Characteristic	Torque	Power
Definition	Rotational force (twisting effort)	Rate of doing work (energy per time)
Units	Nm, lb·ft, kg·cm	Watts, horsepower
Depends on	Force and lever arm length	Torque and speed
Physical feel	“Pulling” or “twisting” sensation	Ability to maintain speed under load
Example	Turning a stubborn bolt	How fast you can turn that bolt

Analogy: Torque is like the strength to push a car, while power is how fast you can push it up a hill.

How does gear ratio affect torque calculation?

Gear ratios modify the torque-speed relationship according to these principles:

• Torque Multiplication: Output torque = Input torque × Gear ratio
• Speed Reduction: Output speed = Input speed ÷ Gear ratio
• Power Conservation: Input power ≈ Output power (minus losses)

Example: With a 10:1 gear reduction:

• Torque increases by 10×
• Speed decreases to 1/10th
• Power remains approximately the same (minus ~5-15% for gear losses)

To calculate torque after gearing, first calculate the input torque, then multiply by the gear ratio. The calculator shows the motor shaft torque – you would multiply this by your gear ratio for the output torque.
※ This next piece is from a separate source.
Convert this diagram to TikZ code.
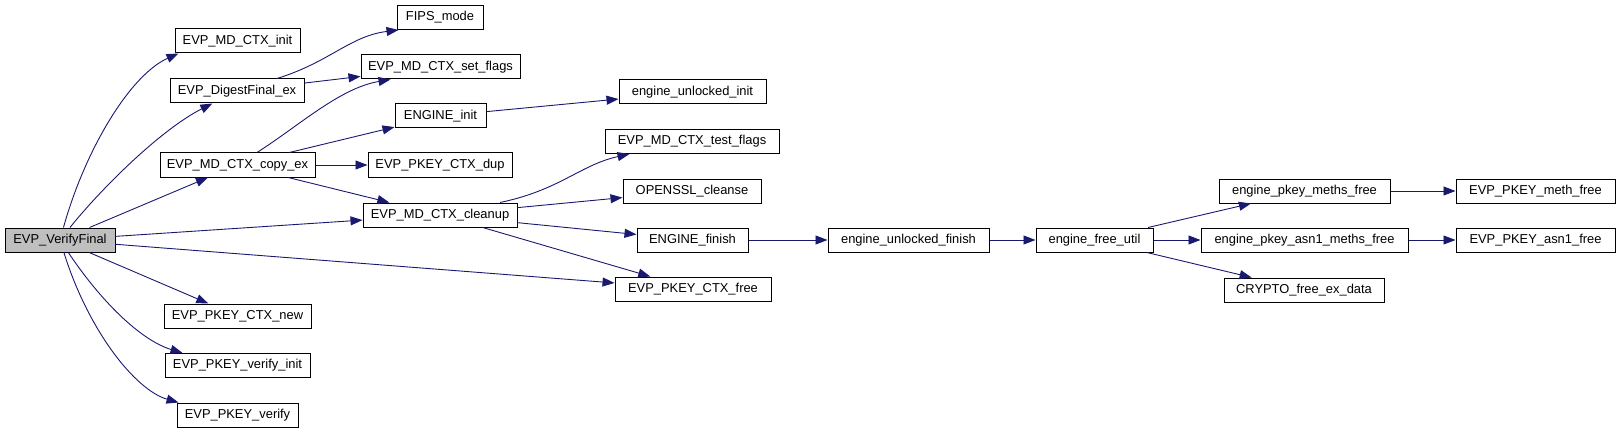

What are common mistakes when calculating torque?

Avoid these frequent errors:

1. Unit mismatches: Mixing watts with horsepower or RPM with rad/s
2. Ignoring efficiency: Using nameplate power instead of actual delivered power
3. Wrong RPM value: Using synchronous speed instead of actual operating speed
4. Neglecting load: Calculating no-load torque instead of loaded torque
5. Improper conversions: Using approximate instead of exact conversion factors
6. Static vs dynamic: Confusing starting torque with running torque
7. Direction matters: Not considering torque direction in bidirectional systems

The calculator helps avoid these by:

• Enforcing consistent units
• Providing clear input fields
• Showing both input and output values for verification

How does this calculation apply to electric vehicle design?

Torque calculation is critical for EV design in several ways:

• Motor Selection: Determines whether a motor can provide sufficient acceleration
• Battery Sizing: Torque requirements influence current draw and battery capacity needs
• Gear Ratio: Helps design the transmission ratio for optimal performance
• Regenerative Braking: Calculates energy recovery potential during deceleration
• Thermal Management: High torque at low speeds generates more heat in motors

EV designers typically create torque-speed maps showing:

• Peak torque (usually at low RPM)
• Continuous torque (sustainable without overheating)
• Power band (RPM range for maximum power output)

The calculator helps determine these key operating points during the design phase.